Only classical liberals understand that government is not a positive force for good overall. You have more chance of being killed by IKEA than by the Islamic State, but every day’s news cycle is relentlessly about the Takfiris in the Middle East and North Africa that the U.S.—despite having the most powerful military in history—cannot defeat. Becoming “radicalized” no longer means you smoke pot and protest war. Instead, it means you arm yourself and kill unarmed people while yelling “Allahu Akbar”!
If Obama and Hillary did not exactly found the Islamic State, they certainly subsidized it. Like Dr. Frankenstein, we battle what we ourselves created.

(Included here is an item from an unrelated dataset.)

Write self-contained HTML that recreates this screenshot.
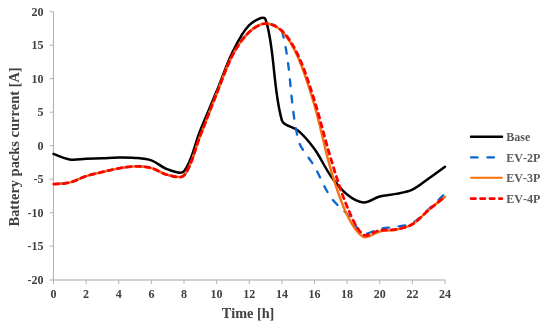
<!DOCTYPE html>
<html><head><meta charset="utf-8"><style>
html,body{margin:0;padding:0;background:#fff;}
body{width:550px;height:327px;overflow:hidden;}
svg{display:block;}
text{font-family:"Liberation Serif","Times New Roman",serif;font-weight:bold;font-size:12px;fill:#404040;font-kerning:none;}
text.t{font-size:13.5px;}
text.l{font-size:12px;fill:#595959;}
</style></head><body>
<svg width="550" height="327" viewBox="0 0 550 327">
<path d="M53.5,11.699999999999989 V280" fill="none" stroke="#b3b3b3" stroke-width="1.1"/>
<path d="M49.5,280 H445.0" fill="none" stroke="#a6a6a6" stroke-width="1.1"/>
<path d="M49.5,246.2 H53.5 M49.5,212.7 H53.5 M49.5,179.2 H53.5 M49.5,145.7 H53.5 M49.5,112.19999999999999 H53.5 M49.5,78.69999999999999 H53.5 M49.5,45.19999999999999 H53.5 M49.5,11.699999999999989 H53.5 M53.5,280 V284 M86.125,280 V284 M118.75,280 V284 M151.375,280 V284 M184.0,280 V284 M216.625,280 V284 M249.25,280 V284 M281.875,280 V284 M314.5,280 V284 M347.125,280 V284 M379.75,280 V284 M412.375,280 V284 M445.0,280 V284" fill="none" stroke="#b3b3b3" stroke-width="1"/>
<text x="43.6" y="283.90" text-anchor="end">-20</text>
<text x="43.6" y="250.40" text-anchor="end">-15</text>
<text x="43.6" y="216.90" text-anchor="end">-10</text>
<text x="43.6" y="183.40" text-anchor="end">-5</text>
<text x="43.6" y="149.90" text-anchor="end">0</text>
<text x="43.6" y="116.40" text-anchor="end">5</text>
<text x="43.6" y="82.90" text-anchor="end">10</text>
<text x="43.6" y="49.40" text-anchor="end">15</text>
<text x="43.6" y="15.90" text-anchor="end">20</text>
<text x="53.50" y="297.6" text-anchor="middle">0</text>
<text x="86.12" y="297.6" text-anchor="middle">2</text>
<text x="118.75" y="297.6" text-anchor="middle">4</text>
<text x="151.38" y="297.6" text-anchor="middle">6</text>
<text x="184.00" y="297.6" text-anchor="middle">8</text>
<text x="216.62" y="297.6" text-anchor="middle">10</text>
<text x="249.25" y="297.6" text-anchor="middle">12</text>
<text x="281.88" y="297.6" text-anchor="middle">14</text>
<text x="314.50" y="297.6" text-anchor="middle">16</text>
<text x="347.12" y="297.6" text-anchor="middle">18</text>
<text x="379.75" y="297.6" text-anchor="middle">20</text>
<text x="412.38" y="297.6" text-anchor="middle">22</text>
<text x="445.00" y="297.6" text-anchor="middle">24</text>
<text class="t" transform="translate(248,318.2)" x="0" y="0" text-anchor="middle" style="font-size:14.25px">Time [h]</text>
<text class="t" transform="translate(19.0,146.9) rotate(-90) scale(1,1.06)" text-anchor="middle" style="font-size:14.45px">Battery packs current [A]</text>
<path d="M53.50,153.95 C58.87,156.29 64.23,158.63 69.81,159.45 C75.11,160.22 80.69,158.93 86.12,158.72 C91.56,158.50 97.00,158.37 102.44,158.17 C107.88,157.96 113.31,157.54 118.75,157.49 C124.19,157.45 129.66,157.41 135.06,157.89 C140.53,158.38 146.27,158.60 151.38,160.40 C157.14,162.43 161.91,167.46 167.69,169.40 C172.78,171.10 181.05,174.85 184.00,171.31 C191.92,161.82 194.76,143.94 200.31,130.32 C205.63,117.27 211.24,104.34 216.62,91.32 C222.12,78.02 226.60,64.22 232.94,51.36 C237.48,42.15 242.28,31.94 249.25,25.10 C253.15,21.28 263.99,14.80 265.56,19.38 C274.86,46.53 272.73,89.12 281.88,120.31 C283.60,126.21 293.40,126.44 298.19,130.65 C304.28,136.02 309.73,142.43 314.50,149.05 C320.60,157.52 324.72,167.45 330.81,175.92 C335.60,182.58 340.85,189.38 347.12,194.46 C351.73,198.20 357.88,202.05 363.44,202.39 C368.76,202.71 374.18,197.88 379.75,196.43 C385.05,195.04 390.68,194.99 396.06,193.87 C401.56,192.72 407.37,191.96 412.38,189.59 C418.24,186.82 423.30,182.25 428.69,178.47 C434.18,174.62 439.59,170.66 445.00,166.70" fill="none" stroke="#000000" stroke-width="2.5" stroke-linecap="round" stroke-linejoin="round"/>
<path d="M53.50,184.05 C59.03,183.89 64.55,183.73 69.81,182.45 C75.43,181.09 80.58,177.91 86.12,176.13 C91.46,174.42 96.98,173.29 102.44,171.98 C107.86,170.69 113.27,169.28 118.75,168.33 C124.14,167.39 129.62,166.38 135.06,166.33 C140.49,166.28 146.15,166.67 151.38,168.04 C157.02,169.53 162.03,173.65 167.69,174.93 C172.90,176.11 181.01,179.04 184.00,175.43 C191.89,165.91 194.98,148.87 200.31,135.52 C205.86,121.63 211.04,107.58 216.62,93.70 C221.92,80.54 226.36,66.86 232.94,54.39 C237.24,46.24 242.67,38.01 249.25,31.85 C253.55,27.83 260.06,24.02 265.56,23.84 C270.93,23.67 280.36,25.43 281.88,30.79 C291.24,63.99 289.74,104.36 298.19,139.51 C300.61,149.60 309.33,157.36 314.50,166.52 C320.21,176.64 324.31,187.84 330.81,197.34 C335.19,203.74 341.87,208.41 347.12,214.20 C352.75,220.40 356.94,230.41 363.44,233.31 C367.82,235.26 374.23,229.84 379.75,228.75 C385.10,227.68 390.68,227.77 396.06,226.84 C401.55,225.88 407.61,225.67 412.38,223.08 C418.48,219.77 423.38,213.94 428.69,209.15 C434.26,204.12 439.63,198.86 445.00,193.60" fill="none" stroke="#0a66cc" stroke-width="2.3" stroke-linecap="round" stroke-linejoin="round" stroke-dasharray="6.6 9.73" stroke-dashoffset="-4.66"/>
<path d="M53.50,184.08 C59.03,183.90 64.55,183.73 69.81,182.45 C75.43,181.08 80.58,177.91 86.12,176.13 C91.46,174.42 96.98,173.28 102.44,171.98 C107.86,170.68 113.27,169.28 118.75,168.33 C124.14,167.39 129.62,166.38 135.06,166.33 C140.49,166.28 146.15,166.67 151.38,168.04 C157.02,169.53 162.03,173.64 167.69,174.93 C172.90,176.11 181.01,179.04 184.00,175.43 C191.89,165.90 194.98,148.87 200.31,135.52 C205.86,121.63 211.05,107.60 216.62,93.72 C221.92,80.54 226.34,66.83 232.94,54.36 C237.22,46.26 242.72,38.18 249.25,32.01 C253.59,27.92 260.07,23.69 265.56,23.55 C270.94,23.41 277.89,27.01 281.88,31.18 C288.77,38.40 294.04,48.27 298.19,57.72 C304.91,73.04 309.79,89.36 314.50,105.51 C320.67,126.65 324.52,148.49 330.81,169.59 C335.40,184.99 340.19,200.67 347.12,215.00 C351.06,223.13 356.76,233.59 363.44,236.98 C367.63,239.11 374.19,232.81 379.75,231.57 C385.06,230.40 390.76,230.94 396.06,229.75 C401.63,228.50 407.56,227.16 412.38,224.24 C418.44,220.55 423.15,214.57 428.69,209.92 C434.02,205.44 439.51,201.14 445.00,196.83" fill="none" stroke="#f6720f" stroke-width="2.4" stroke-linecap="round" stroke-linejoin="round"/>
<path d="M53.50,184.08 C59.03,183.90 64.55,183.73 69.81,182.45 C75.43,181.08 80.58,177.91 86.12,176.13 C91.46,174.42 96.98,173.28 102.44,171.98 C107.86,170.68 113.27,169.28 118.75,168.33 C124.14,167.39 129.62,166.38 135.06,166.33 C140.49,166.28 146.15,166.67 151.38,168.04 C157.02,169.53 162.03,173.64 167.69,174.93 C172.90,176.11 181.01,179.04 184.00,175.43 C191.89,165.90 194.98,148.87 200.31,135.52 C205.86,121.63 211.05,107.60 216.62,93.72 C221.92,80.55 226.35,66.84 232.94,54.37 C237.22,46.26 242.71,38.17 249.25,32.00 C253.58,27.91 260.05,23.81 265.56,23.61 C270.92,23.41 277.79,26.79 281.88,30.78 C288.66,37.42 294.05,46.61 298.19,55.49 C304.92,69.94 309.66,85.49 314.50,100.78 C320.54,119.86 324.92,139.45 330.81,158.58 C335.79,174.73 340.50,191.14 347.12,206.61 C351.37,216.52 356.28,229.52 363.44,234.73 C367.16,237.44 374.22,231.25 379.75,230.35 C385.10,229.48 390.75,230.41 396.06,229.42 C401.62,228.38 407.59,227.15 412.38,224.28 C418.46,220.64 423.14,214.57 428.69,209.91 C434.02,205.42 439.51,201.13 445.00,196.83" fill="none" stroke="#ff0000" stroke-width="2.8" stroke-linecap="round" stroke-linejoin="round" stroke-dasharray="4.6 4.76" stroke-dashoffset="-0.42"/>
<path d="M471,136.7 H502" fill="none" stroke="#000000" stroke-width="2.5" stroke-linecap="round"/>
<text class="l" x="506.3" y="141.0">Base</text>
<path d="M471,157.4 H502" fill="none" stroke="#0a66cc" stroke-width="2.2" stroke-linecap="round" stroke-dasharray="6.6 9.8"/>
<text class="l" x="506.3" y="161.7">EV-2P</text>
<path d="M471,177.8 H502" fill="none" stroke="#f6720f" stroke-width="2.0" stroke-linecap="round"/>
<text class="l" x="506.3" y="182.1">EV-3P</text>
<path d="M471,198.6 H502" fill="none" stroke="#ff0000" stroke-width="2.6" stroke-linecap="round" stroke-dasharray="4.6 4.8"/>
<text class="l" x="506.3" y="202.9">EV-4P</text>
</svg>
</body></html>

The idea that we should just stop fighting these wars, on the Wahabis overseas, on drug sellers and users, on prostitutes and their clients, on Christians who believe in traditional morality or peaceful Muslims who want to build a mosque, or on the coal and oil and nuclear power industry, is now considered extreme and unthinkable. Yet only a century ago, before World War I, there was no such thing as money laundering or a war on drugs. A middle-class person could travel the world without a passport and invest his actual gold or silver coins in whatever venture caught his fancy without asking permission of a government bureaucrat at every turn. A century of big government wars, laws and regulations has resulted in an almost complete loss of basic freedoms with no real reversal to a truly free society immanent.
But, but, they hate us for our freedom!